Only problem was that the boat occupying our spot hadn’t left, so we were offered an alternative that required us to switch fenders and mooring lines from one side to the other. This all made for a slightly nervous docking.
It was actually a great alternative, with plenty of room and it was a shame we had to relocate the following day. Work cracked on at a pace. Antonio took all the measurements and began work on the enclosure, sail repair and stay. I started a deep clean of the outside of the boat and a string of visitors appeared over the next week.
Just after arriving, I’d been returning to Elice after a trip to the bathrooms when I recognised a tall, slim fella from about 50 metres away. I snuck up behind him and said “I know that walk”. It was our good friend Erling, who we’d met in Northern Spain, with his lovely wife Karin and spent a fantastic 18 months exploring into and around the Mediterranean. (Captains Blog 12 ish – 33).
It was brilliant to see him and have him stay onboard. We enjoyed a great week and it was so good to have some help and be able to talk through various ideas and improvements for Elice. We
enjoyed plenty of refreshing beers together with good food and even managed a fishing trip plus a fine meal from the Swedish chef as a result, before he set off home to Sweden.
Just before Erling left us, we were joined in Lagos by Phil and Sara who’d sailed down in a oner from the UK on their beautiful Boreal, Vagrant. We’d met them in Penarth Marina the previous Winter and
they’d plans to head into the Med for the following Summer.
It was all hustle and bustle and though jobs were getting ticked off, things were starting to fall behind. The large Genoa had been repaired and the removable stay made up and fitted. The cockpit enclosure had stalled a bit and we were starting to get twitchy about time scales as we’d booked flights from Gran Canaria to the UK and needed a reasonable weather window to sail to the
The Marina also needed our mooring as the permanent occupant was heading back so we decided to anchor at Alvor, until the cockpit enclosure was ready. We’d not really explored Alvor much so it was an ideal opportunity to kick back and like holiday makers and explore for a while.

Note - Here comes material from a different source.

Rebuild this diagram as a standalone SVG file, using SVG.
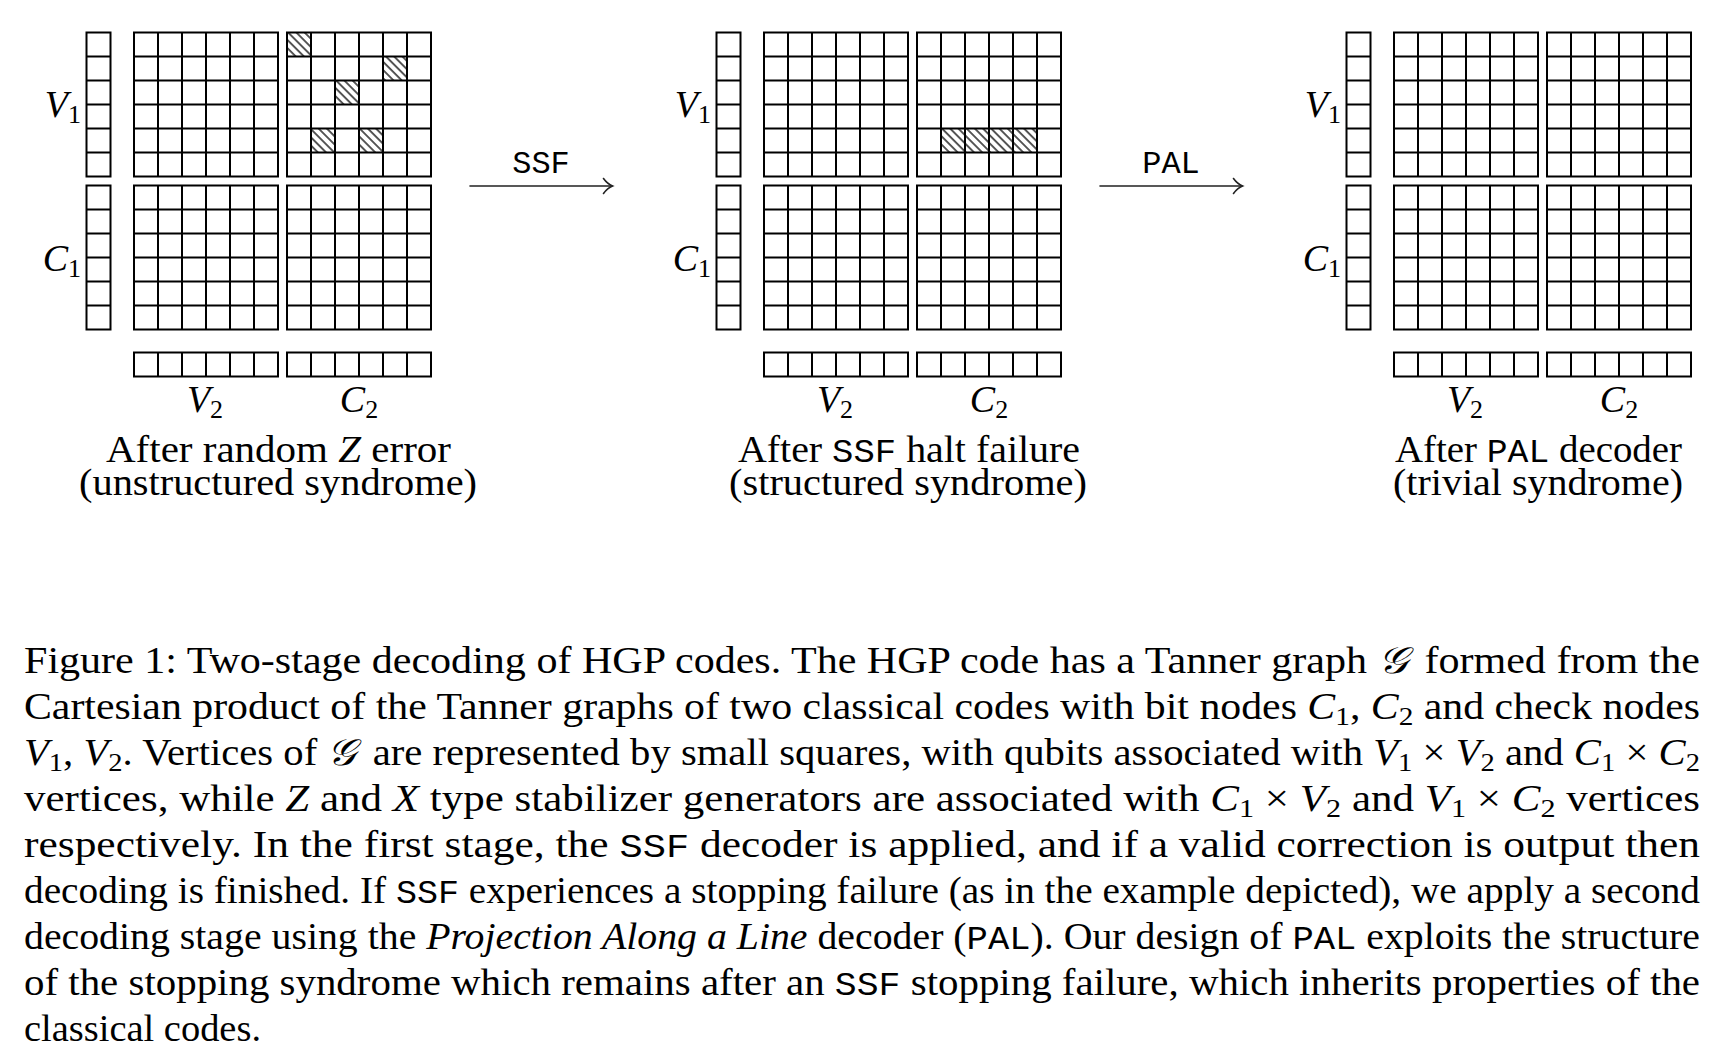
<svg xmlns="http://www.w3.org/2000/svg" xmlns:xlink="http://www.w3.org/1999/xlink" width="1724" height="1064" viewBox="0 0 1724 1064">
<style>
.grid{fill:none;stroke:#000;stroke-width:2}
.t{font-family:"Liberation Serif",serif;font-size:37px;fill:#000}
.m{font-family:"Liberation Serif",serif;font-size:38px;font-style:italic;fill:#000}
.i{font-style:italic}
.sb{font-size:26px;font-style:normal}
.tt{font-family:"Liberation Mono",monospace;font-size:33px}
.lbl{font-family:"Liberation Mono",monospace;font-size:32px;fill:#000}
.arr{fill:none;stroke:#222;stroke-width:1.6;stroke-linecap:round}
.h{fill:url(#hatch);stroke:none}
</style>
<defs>
<pattern id="hatch" width="5.8" height="5.8" patternUnits="userSpaceOnUse" patternTransform="rotate(-45)">
<line x1="1" y1="0" x2="1" y2="5.8" stroke="#000" stroke-width="1.3"/>
</pattern>
<path id="g6" class="grid" d="M0 0H144V144H0Z M24 0V144 M48 0V144 M72 0V144 M96 0V144 M120 0V144 M0 24H144 M0 48H144 M0 72H144 M0 96H144 M0 120H144"/>
<path id="col" class="grid" d="M0 0H24V144H0Z M0 24H24 M0 48H24 M0 72H24 M0 96H24 M0 120H24"/>
<path id="row" class="grid" d="M0 0H144V24H0Z M24 0V24 M48 0V24 M72 0V24 M96 0V24 M120 0V24"/>
</defs>
<rect width="1724" height="1064" fill="#fff"/>

<g id="panel-random">
<rect class="h" x="287" y="32.5" width="24" height="24"/>
<rect class="h" x="383" y="56.5" width="24" height="24"/>
<rect class="h" x="335" y="80.5" width="24" height="24"/>
<rect class="h" x="311" y="128.5" width="24" height="24"/>
<rect class="h" x="359" y="128.5" width="24" height="24"/>
<use xlink:href="#col" x="86.5" y="32.5"/>
<use xlink:href="#col" x="86.5" y="185.5"/>
<use xlink:href="#g6" x="134" y="32.5"/>
<use xlink:href="#g6" x="287" y="32.5"/>
<use xlink:href="#g6" x="134" y="185.5"/>
<use xlink:href="#g6" x="287" y="185.5"/>
<use xlink:href="#row" x="134" y="352.5"/>
<use xlink:href="#row" x="287" y="352.5"/>
<text class="m" x="81" y="117" text-anchor="end">V<tspan class="sb" dy="6">1</tspan></text>
<text class="m" x="81" y="270.5" text-anchor="end">C<tspan class="sb" dy="6">1</tspan></text>
<text class="m" x="205" y="412" text-anchor="middle">V<tspan class="sb" dy="6">2</tspan></text>
<text class="m" x="359" y="412" text-anchor="middle">C<tspan class="sb" dy="6">2</tspan></text>
<text class="t" x="106" y="462" textLength="345" lengthAdjust="spacingAndGlyphs">After random <tspan class="i">Z</tspan> error</text>
<text class="t" x="79" y="494.5" textLength="398" lengthAdjust="spacingAndGlyphs">(unstructured syndrome)</text>
</g>

<g id="panel-ssf">
<rect class="h" x="941" y="128.5" width="96" height="24"/>
<use xlink:href="#col" x="716.5" y="32.5"/>
<use xlink:href="#col" x="716.5" y="185.5"/>
<use xlink:href="#g6" x="764" y="32.5"/>
<use xlink:href="#g6" x="917" y="32.5"/>
<use xlink:href="#g6" x="764" y="185.5"/>
<use xlink:href="#g6" x="917" y="185.5"/>
<use xlink:href="#row" x="764" y="352.5"/>
<use xlink:href="#row" x="917" y="352.5"/>
<text class="m" x="711" y="117" text-anchor="end">V<tspan class="sb" dy="6">1</tspan></text>
<text class="m" x="711" y="270.5" text-anchor="end">C<tspan class="sb" dy="6">1</tspan></text>
<text class="m" x="835" y="412" text-anchor="middle">V<tspan class="sb" dy="6">2</tspan></text>
<text class="m" x="989" y="412" text-anchor="middle">C<tspan class="sb" dy="6">2</tspan></text>
<text class="t" x="738" y="462" textLength="342" lengthAdjust="spacingAndGlyphs">After <tspan class="tt">SSF</tspan> halt failure</text>
<text class="t" x="729" y="494.5" textLength="358" lengthAdjust="spacingAndGlyphs">(structured syndrome)</text>
</g>

<g id="panel-pal">
<use xlink:href="#col" x="1346.5" y="32.5"/>
<use xlink:href="#col" x="1346.5" y="185.5"/>
<use xlink:href="#g6" x="1394" y="32.5"/>
<use xlink:href="#g6" x="1547" y="32.5"/>
<use xlink:href="#g6" x="1394" y="185.5"/>
<use xlink:href="#g6" x="1547" y="185.5"/>
<use xlink:href="#row" x="1394" y="352.5"/>
<use xlink:href="#row" x="1547" y="352.5"/>
<text class="m" x="1341" y="117" text-anchor="end">V<tspan class="sb" dy="6">1</tspan></text>
<text class="m" x="1341" y="270.5" text-anchor="end">C<tspan class="sb" dy="6">1</tspan></text>
<text class="m" x="1465" y="412" text-anchor="middle">V<tspan class="sb" dy="6">2</tspan></text>
<text class="m" x="1619" y="412" text-anchor="middle">C<tspan class="sb" dy="6">2</tspan></text>
<text class="t" x="1395" y="462" textLength="287" lengthAdjust="spacingAndGlyphs">After <tspan class="tt">PAL</tspan> decoder</text>
<text class="t" x="1393" y="494.5" textLength="290" lengthAdjust="spacingAndGlyphs">(trivial syndrome)</text>
</g>

<g id="connectors">
<g id="arrow-ssf">
<line class="arr" x1="470" y1="186" x2="612" y2="186"/>
<path class="arr" d="M603.5 178.5 Q607.5 184 612.5 186 Q607.5 188 603.5 193.5"/>
<text class="lbl" x="541" y="173" text-anchor="middle">SSF</text>
</g>
<g id="arrow-pal">
<line class="arr" x1="1100" y1="186" x2="1242" y2="186"/>
<path class="arr" d="M1233.5 178.5 Q1237.5 184 1242.5 186 Q1237.5 188 1233.5 193.5"/>
<text class="lbl" x="1171" y="173" text-anchor="middle">PAL</text>
</g>
</g>

<g id="caption">
<text class="t" x="24" y="673" textLength="1676" lengthAdjust="spacingAndGlyphs">Figure 1:  Two-stage decoding of HGP codes.  The HGP code has a Tanner graph <tspan class="i">𝒢</tspan><tspan dx="6"> formed from the</tspan></text>
<text class="t" x="24" y="719" textLength="1676" lengthAdjust="spacingAndGlyphs">Cartesian product of the Tanner graphs of two classical codes with bit nodes <tspan class="i">C</tspan><tspan class="sb" dy="6">1</tspan><tspan dy="-6">, </tspan><tspan class="i">C</tspan><tspan class="sb" dy="6">2</tspan><tspan dy="-6"> and check nodes</tspan></text>
<text class="t" x="24" y="765" textLength="1676" lengthAdjust="spacingAndGlyphs"><tspan class="i">V</tspan><tspan class="sb" dy="6">1</tspan><tspan dy="-6">, </tspan><tspan class="i">V</tspan><tspan class="sb" dy="6">2</tspan><tspan dy="-6">.  Vertices of </tspan><tspan class="i">𝒢</tspan><tspan dx="6"> are represented by small squares, with qubits associated with </tspan><tspan class="i">V</tspan><tspan class="sb" dy="6">1</tspan><tspan dy="-6"> × </tspan><tspan class="i">V</tspan><tspan class="sb" dy="6">2</tspan><tspan dy="-6"> and </tspan><tspan class="i">C</tspan><tspan class="sb" dy="6">1</tspan><tspan dy="-6"> × </tspan><tspan class="i">C</tspan><tspan class="sb" dy="6">2</tspan></text>
<text class="t" x="24" y="811" textLength="1676" lengthAdjust="spacingAndGlyphs">vertices, while <tspan class="i">Z</tspan> and <tspan class="i">X</tspan> type stabilizer generators are associated with <tspan class="i">C</tspan><tspan class="sb" dy="6">1</tspan><tspan dy="-6"> × </tspan><tspan class="i">V</tspan><tspan class="sb" dy="6">2</tspan><tspan dy="-6"> and </tspan><tspan class="i">V</tspan><tspan class="sb" dy="6">1</tspan><tspan dy="-6"> × </tspan><tspan class="i">C</tspan><tspan class="sb" dy="6">2</tspan><tspan dy="-6"> vertices</tspan></text>
<text class="t" x="24" y="857" textLength="1676" lengthAdjust="spacingAndGlyphs">respectively.  In the first stage, the <tspan class="tt">SSF</tspan> decoder is applied, and if a valid correction is output then</text>
<text class="t" x="24" y="903" textLength="1676" lengthAdjust="spacingAndGlyphs">decoding is finished. If <tspan class="tt">SSF</tspan> experiences a stopping failure (as in the example depicted), we apply a second</text>
<text class="t" x="24" y="949" textLength="1676" lengthAdjust="spacingAndGlyphs">decoding stage using the <tspan class="i">Projection Along a Line</tspan> decoder (<tspan class="tt">PAL</tspan>). Our design of <tspan class="tt">PAL</tspan> exploits the structure</text>
<text class="t" x="24" y="995" textLength="1676" lengthAdjust="spacingAndGlyphs">of the stopping syndrome which remains after an <tspan class="tt">SSF</tspan> stopping failure, which inherits properties of the</text>
<text class="t" x="24" y="1041" textLength="237" lengthAdjust="spacingAndGlyphs">classical codes.</text>
</g>
</svg>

While we were at Alvor, Phil and Sara joined us for a break. Sara opted to dinghy over while Phil sorted a water maker issue out. An hour or so later, Phil decided to swim across to us. Sarah, Sara and I sat chatting, occasionally glancing towards Phil and thinking “he’s not making much progress”. I kept looking over and assumed he must really enjoy being in the water.
Eventually there was a mildly anxious shout “some help would be nice”. He’d been effectively marking time for 10 minutes due to a pretty strong current. I pottered over to collect him with our dinghy and deliver him to our boat. It was nothing a stiff G&T couldn’t put right.
It really was time to go. We had a long passage ahead of us and needed the cockpit enclosure and
some fuel before we set off, but we’ll deal with that next time.
Hwyl fawr am y tro
2 Replies to “Captains Blog 52 – Return of the Mighty Viking”
We loved the blog, Elice got a new facelift, but what colour did you paint her, did you do the hull or both the hull and deck. Since we now know you are in Bermuda and we read all of the crossing notes, the next blog should be long and interesting. Keep them coming.
Hi both, it’s always great to get a comment on the blog, so thank you.
We opted to paint the hull in a slightly off white as Amels didn’t opt to use white for some reason🤔
We still need to paint the deck etc but that will have to wait until we get a suitable time. There’s still a lot of work to do on her, but it’s really more superficial stuff to tidy her up.